McCutchen snub should fuel Pirates down the stretch

Andrew McCutchen's All-Star snub has teammates rallying. (Greg Fiume/Getty Images)

I don’t think I need to elaborate very much on one of the biggest stories to come out of the release of the NL All-Star voting yesterday — Pittsburgh’s Andrew McCutchen got snubbed, hardcore. New York’s Carlos Beltran, with worse numbers, was put on the roster — reportedly so NL manager Bruce Bochy can try to convince him to waive his no-trade clause and come to the Giants. Jay Bruce was another player added to the roster before McCutchen that was arguably less deserving. Bruce puts up better power numbers, but McCutchen puts up better all-around numbers. And with 12 home runs so far this year, it’s not like he’s lacking in that category. And can anyone please tell me who the hell Michael Morse is and how he managed to make the Final Vote thing over ‘Cutch?
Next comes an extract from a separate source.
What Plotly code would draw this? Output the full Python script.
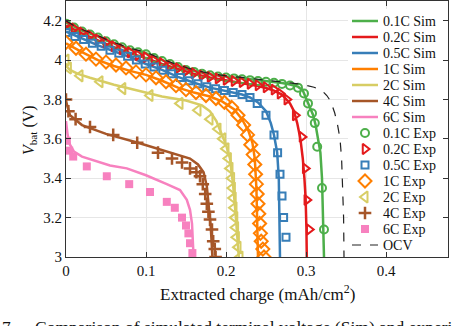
import plotly.graph_objects as go

# ---------------- data ----------------
q_ocv = [0, .01, .02, .03, .04, .05, .06, .08, .10, .12, .14, .16, .18, .20, .22, .24, .26, .28, .29, .30, .31, .32, .326, .331, .336, .3395, .3425, .3445, .346, .347, .3475]
v_ocv = [4.20, 4.175, 4.155, 4.14, 4.125, 4.105, 4.09, 4.06, 4.04, 4.005, 3.975, 3.95, 3.932, 3.92, 3.912, 3.903, 3.895, 3.885, 3.879, 3.872, 3.862, 3.845, 3.82, 3.79, 3.73, 3.67, 3.60, 3.50, 3.35, 3.2, 3.0]

q01_sim = [0, .01, .02, .03, .04, .05, .06, .07, .08, .09, .10, .11, .12, .13, .14, .15, .16, .17, .18, .19, .20, .21, .22, .23, .24, .25, .26, .27, .28, .29, .296, .301, .306, .309, .312, .315, .318, .32, .3215, .3225]
v01_sim = [4.19, 4.17, 4.15, 4.135, 4.12, 4.10, 4.085, 4.07, 4.055, 4.045, 4.035, 4.015, 4.0, 3.985, 3.97, 3.955, 3.945, 3.935, 3.928, 3.922, 3.916, 3.912, 3.908, 3.903, 3.899, 3.895, 3.89, 3.884, 3.876, 3.865, 3.845, 3.80, 3.75, 3.72, 3.67, 3.60, 3.53, 3.40, 3.20, 3.0]

q02_sim = [0, .02, .04, .06, .08, .10, .12, .14, .16, .18, .20, .22, .24, .25, .26, .27, .28, .285, .289, .293, .296, .298, .2995, .3005, .301]
v02_sim = [4.175, 4.135, 4.10, 4.065, 4.035, 4.01, 3.98, 3.955, 3.93, 3.912, 3.898, 3.885, 3.868, 3.858, 3.845, 3.825, 3.78, 3.74, 3.68, 3.60, 3.50, 3.40, 3.30, 3.15, 3.0]

q05_sim = [0, .02, .04, .06, .08, .10, .12, .14, .16, .18, .20, .22, .23, .24, .25, .256, .26, .264, .266, .267, .2675]
v05_sim = [4.145, 4.11, 4.075, 4.045, 4.015, 3.98, 3.95, 3.915, 3.885, 3.86, 3.842, 3.825, 3.81, 3.785, 3.74, 3.68, 3.62, 3.53, 3.40, 3.20, 3.0]

q1_sim = [0, .02, .04, .06, .08, .10, .12, .14, .16, .18, .195, .21, .22, .228, .233, .236, .238, .239, .24]
v1_sim = [4.085, 4.04, 4.0, 3.97, 3.945, 3.925, 3.895, 3.86, 3.835, 3.815, 3.79, 3.75, 3.70, 3.64, 3.58, 3.50, 3.35, 3.20, 3.0]

q2_sim = [0, .005, .015, .03, .06, .09, .12, .15, .17, .18, .188, .195, .20, .205, .209, .212, .214, .216]
v2_sim = [3.97, 3.95, 3.93, 3.91, 3.875, 3.845, 3.815, 3.795, 3.77, 3.74, 3.69, 3.62, 3.57, 3.50, 3.36, 3.22, 3.12, 3.0]

q4_sim = [0, .005, .02, .05, .09, .13, .155, .165, .172, .176, .179, .181, .183]
v4_sim = [3.79, 3.72, 3.67, 3.625, 3.58, 3.53, 3.50, 3.47, 3.43, 3.36, 3.25, 3.15, 3.0]

q6_sim = [0, .002, .005, .01, .02, .035, .055, .076, .10, .126, .1425, .151, .155, .1575, .159, .1595]
v6_sim = [3.69, 3.62, 3.57, 3.535, 3.51, 3.49, 3.465, 3.45, 3.415, 3.37, 3.34, 3.29, 3.24, 3.17, 3.08, 3.0]

q01_exp = [0, .01, .02, .03, .04, .05, .06, .07, .08, .09, .10, .11, .12, .13, .14, .15, .16, .17, .18, .19, .20, .21, .22, .23, .24, .25, .26, .27, .28, .29, .2975, .3025, .3075, .311, .314, .32, .3225]
v01_exp = [4.185, 4.165, 4.145, 4.13, 4.115, 4.095, 4.08, 4.065, 4.05, 4.04, 4.03, 4.01, 3.995, 3.98, 3.965, 3.95, 3.94, 3.93, 3.923, 3.917, 3.911, 3.907, 3.903, 3.898, 3.894, 3.89, 3.885, 3.879, 3.871, 3.86, 3.83, 3.78, 3.73, 3.68, 3.56, 3.35, 3.14]

q02_exp = [0, .01, .02, .03, .04, .05, .06, .07, .08, .09, .10, .11, .12, .13, .14, .15, .16, .17, .18, .19, .20, .21, .22, .23, .24, .25, .26, .2675, .276, .2865, .295, .299, .301, .304]
v02_exp = [4.18, 4.16, 4.14, 4.125, 4.105, 4.09, 4.07, 4.055, 4.04, 4.025, 4.015, 3.998, 3.985, 3.97, 3.958, 3.945, 3.933, 3.922, 3.914, 3.907, 3.90, 3.894, 3.888, 3.88, 3.872, 3.862, 3.85, 3.83, 3.80, 3.72, 3.61, 3.45, 3.29, 3.14]

q05_exp = [0, .011, .022, .033, .044, .055, .066, .077, .088, .099, .11, .121, .132, .143, .154, .165, .176, .187, .198, .209, .22, .23, .239, .25, .26, .2645, .2675, .27, .272, .275]
v05_exp = [4.14, 4.12, 4.105, 4.085, 4.07, 4.05, 4.035, 4.02, 4.0, 3.98, 3.965, 3.948, 3.93, 3.912, 3.895, 3.88, 3.865, 3.855, 3.845, 3.835, 3.825, 3.81, 3.78, 3.72, 3.62, 3.53, 3.42, 3.31, 3.20, 3.10]

q1_exp = [0, .0125, .025, .0375, .05, .0625, .075, .0875, .10, .1125, .125, .1375, .15, .1625, .175, .1875, .198, .207, .215, .222, .227, .231, .234, .236, .237, .238, .239, .240, .241, .242, .243, .244, .246, .2475]
v1_exp = [4.09, 4.06, 4.03, 4.005, 3.99, 3.975, 3.96, 3.94, 3.925, 3.91, 3.89, 3.87, 3.85, 3.835, 3.82, 3.805, 3.785, 3.76, 3.72, 3.67, 3.62, 3.57, 3.52, 3.47, 3.42, 3.37, 3.32, 3.27, 3.22, 3.17, 3.12, 3.08, 3.04, 3.0]

q2_exp = [0, .003, .0175, .0425, .071, .105, .1425, .165, .18, .19, .196, .20, .203, .205, .207, .208, .209, .21, .211, .212, .213, .215, .2175]
v2_exp = [4.0, 3.96, 3.92, 3.89, 3.855, 3.82, 3.78, 3.745, 3.70, 3.65, 3.60, 3.55, 3.50, 3.45, 3.40, 3.35, 3.30, 3.25, 3.20, 3.15, 3.10, 3.05, 3.0]

q4_exp = [0, .003, .012, .03, .059, .089, .115, .1325, .145, .155, .163, .1675, .171, .174, .176, .178, .18, .1825, .184, .186, .187]
v4_exp = [3.80, 3.74, 3.70, 3.66, 3.62, 3.58, 3.53, 3.50, 3.48, 3.45, 3.43, 3.41, 3.37, 3.32, 3.27, 3.23, 3.19, 3.14, 3.08, 3.04, 3.0]

q6_exp = [0.001, .004, .009, .026, .051, .079, .105, .126, .136, .145, .15, .153, .155, .158]
v6_exp = [3.59, 3.54, 3.51, 3.46, 3.41, 3.37, 3.33, 3.28, 3.25, 3.20, 3.16, 3.12, 3.07, 3.02]

x_ticks = [0, 0.1, 0.2, 0.3, 0.4]
y_ticks = [3, 3.2, 3.4, 3.6, 3.8, 4, 4.2]

# ---------------- styles ----------------
C_GREEN, C_RED, C_BLUE = "#4daf4a", "#e41a1c", "#377eb8"
C_ORANGE, C_YELLOW, C_BROWN, C_PINK = "#ff7f00", "#d7cd64", "#a65628", "#f781bf"
FONT = "Liberation Serif"
W, H = 474, 326
L, R, T, B = 66, 26, 1, 69
PW, PH = W - L - R, H - T - B

sims = [
    ("0.1C Sim", q01_sim, v01_sim, C_GREEN),
    ("0.2C Sim", q02_sim, v02_sim, C_RED),
    ("0.5C Sim", q05_sim, v05_sim, C_BLUE),
    ("1C Sim", q1_sim, v1_sim, C_ORANGE),
    ("2C Sim", q2_sim, v2_sim, C_YELLOW),
    ("4C Sim", q4_sim, v4_sim, C_BROWN),
    ("6C Sim", q6_sim, v6_sim, C_PINK),
]
exps = [
    ("0.1C Exp", q01_exp, v01_exp, C_GREEN, "circle-open", 8, 2),
    ("0.2C Exp", q02_exp, v02_exp, C_RED, "triangle-right-open", 9, 2),
    ("0.5C Exp", q05_exp, v05_exp, C_BLUE, "square-open", 7, 2),
    ("1C Exp", q1_exp, v1_exp, C_ORANGE, "diamond-open", 10, 2),
    ("2C Exp", q2_exp, v2_exp, C_YELLOW, "triangle-left-open", 10, 2),
    ("4C Exp", q4_exp, v4_exp, C_BROWN, "cross-thin-open", 9, 2.5),
    ("6C Exp", q6_exp, v6_exp, C_PINK, "square", 8, 0),
]

fig = go.Figure()
for name, q, v, c in sims:
    fig.add_trace(go.Scatter(x=q, y=v, mode="lines", name=name,
                             line=dict(color=c, width=2.5), showlegend=False))
for name, q, v, c, sym, sz, lw in exps:
    fig.add_trace(go.Scatter(x=q, y=v, mode="markers", name=name, showlegend=False,
                             marker=dict(symbol=sym, size=sz, color=c,
                                         line=dict(color=c, width=lw))))
fig.add_trace(go.Scatter(x=q_ocv, y=v_ocv, mode="lines", name="OCV", showlegend=False,
                         line=dict(color="#222222", width=1.2, dash="dash")))

# ---------------- manual legend (page-pixel overlay axes) ----------------
row0, dy = 21, 16
lx0, lx1, tx = 352, 378, 381
bx0, by0, by1 = 348, 9, 252
# white legend box (hides the gridlines behind the legend)
fig.add_trace(go.Scatter(x=[bx0, W - R - 1, W - R - 1, bx0, bx0], y=[by0, by0, by1, by1, by0],
                         mode="lines", fill="toself", fillcolor="white", line=dict(width=0),
                         xaxis="x2", yaxis="y2", showlegend=False, hoverinfo="skip"))
ann = []
rows = [(n, "line", c, None, None, None) for n, _, _, c in sims] + \
       [(n, "marker", c, s, z, w) for n, _, _, c, s, z, w in exps] + \
       [("OCV", "dash", "#222222", None, None, None)]
for i, (n, kind, c, sym, sz, lw) in enumerate(rows):
    yy = row0 + dy * i
    if kind == "line":
        fig.add_trace(go.Scatter(x=[lx0, lx1], y=[yy, yy], mode="lines", xaxis="x2", yaxis="y2",
                                 line=dict(color=c, width=2.5), showlegend=False, hoverinfo="skip"))
    elif kind == "dash":
        fig.add_trace(go.Scatter(x=[lx0, lx1], y=[yy, yy], mode="lines", xaxis="x2", yaxis="y2",
                                 line=dict(color=c, width=1.2, dash="dash"), showlegend=False, hoverinfo="skip"))
    else:
        fig.add_trace(go.Scatter(x=[(lx0 + lx1) / 2], y=[yy], mode="markers", xaxis="x2", yaxis="y2",
                                 marker=dict(symbol=sym, size=sz, color=c, line=dict(color=c, width=lw)),
                                 showlegend=False, hoverinfo="skip"))
    ann.append(dict(x=tx, y=yy, xref="x2", yref="y2", text=n, showarrow=False,
                    xanchor="left", yanchor="middle", font=dict(family=FONT, size=14, color="#111")))


def pp(px, py):
    return (px - L) / PW, (H - B - py) / PH


# titles and caption
xt = pp(257, 293)
ann.append(dict(x=xt[0], y=xt[1], xref="paper", yref="paper", showarrow=False,
                text="Extracted charge (mAh/cm<sup>2</sup>)", xanchor="center", yanchor="middle",
                font=dict(family=FONT, size=17, color="#111")))
yt = pp(29, 130)
ann.append(dict(x=yt[0], y=yt[1], xref="paper", yref="paper", showarrow=False, textangle=-90,
                text="<i>V</i><sub>bat</sub> (V)", xanchor="center", yanchor="middle",
                font=dict(family=FONT, size=16, color="#111")))
c1 = pp(0, 315)
ann.append(dict(x=c1[0], y=c1[1], xref="paper", yref="paper", showarrow=False, text="7.",
                xanchor="left", yanchor="top", font=dict(family=FONT, size=17.5, color="#111")))
c2 = pp(33, 315)
ann.append(dict(x=c2[0], y=c2[1], xref="paper", yref="paper", showarrow=False,
                text="Comparison of simulated terminal voltage (Sim) and experi",
                xanchor="left", yanchor="top", font=dict(family=FONT, size=17.5, color="#111")))

axis_common = dict(showline=True, linecolor="#333", linewidth=1.2, mirror="ticks", ticks="inside",
                   ticklen=5, tickcolor="#333", showgrid=True, gridcolor="#e6e6e6", gridwidth=1,
                   zeroline=False, tickfont=dict(family=FONT, size=15, color="#111"))

fig.update_layout(
    width=W, height=H, margin=dict(l=L, r=R, t=T, b=B),
    paper_bgcolor="white", plot_bgcolor="white", showlegend=False,
    xaxis=dict(range=[0, 0.4775], tickvals=x_ticks, ticktext=[f"{t:g}" for t in x_ticks], **axis_common),
    yaxis=dict(range=[3, 4.3], tickvals=y_ticks, ticktext=[f"{t:g}" for t in y_ticks], **axis_common),
    xaxis2=dict(overlaying="x", range=[L, W - R], visible=False),
    yaxis2=dict(overlaying="y", range=[H - B, T], visible=False),
    annotations=ann,
)

fig.write_html("out.html")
As the saying goes, however, what doesn’t kill you will only make you stronger, and I think that’s going to be the case with the Pirates. Players in the clubhouse yesterday were outraged over what happened.

Neil Walker tweeted, “… Cutch got screwed, he’ll be in 11 more or so of them though.”

Paul Maholm tweeted, “… who else thinks cutch got jacked? Definately a Allstar.”

Jeff Karstens tweeted, “… still pissed our man McCutchen didn’t make the all-star team! Hope the fans show up with signs for him!”

And that wasn’t all of it. Even Joel Hanrahan, the team’s lone representative, took a chance to try and get a push for McCutchen to be in the game. A majority of the clubhouse thought that the team was well deserving of a few selections into the game. Aside from McCutchen, solid cases can be made for Kevin Correia, who is tied for the NL lead with 11 wins, Neil Walker, who has put up comparable numbers to Rickie Weeks, and even Karstens, who currently has an ERA lower than CC Sabathia, Tim Lincecum and Cliff Lee.

You can blame it on the politics of baseball. The more popular teams get more players, and the more popular players always win out. Walker acknowledged that in an interview with the Pittsburgh Tribune-Reviews Dejan Kovacevik, saying “… there are a lot of politics in this. If you’re the Yankees or Red Sox or those teams, you’re always going to have a better chance.” You can also blame it on two decades of losing. For so many years the Pirates have put the one obligatory player on the All-Star roster and, quite honestly, it was all they deserved. Some years, I’m not even sure the obligatory player they placed deserved to be there. But this year is different, the fans know it, and most importantly the players know it. Expect to see them unify and show just how talented this baseball team really is.

Heading into the All-Star break, the team plays home series against the bottom feeders of the division – Houston and Chicago – and they play another series on the road against Houston right after the break. Following that is back-to-back series at home against Cincinnati and St. Louis. It is not all that unrealistic to think that this team could be playing for the division lead against the Reds and the Cardinals towards the end of July. How amazing would that be for this team and for the city of Pittsburgh, playing for first place at home heading into the dog days of August baseball? It’d be quite an accomplishment, and will show us what this team really has in the tank. If GM Neal Huntington goes out and makes a move before those two seriesto rejuvenate the team (hint-hint for what I’ll be posting about soon), we’ll be seeing the Pirates making a playoff push down the summer stretch for the first time in quite a while.

Andrew McCutchen was quoted Sunday as saying, “Just because you don’t make an All-Star team doesn’t mean that you’re not an All-Star.” Expect him and the rest of the Pirates to show just how much meaning there can be behind that statement in the coming weeks.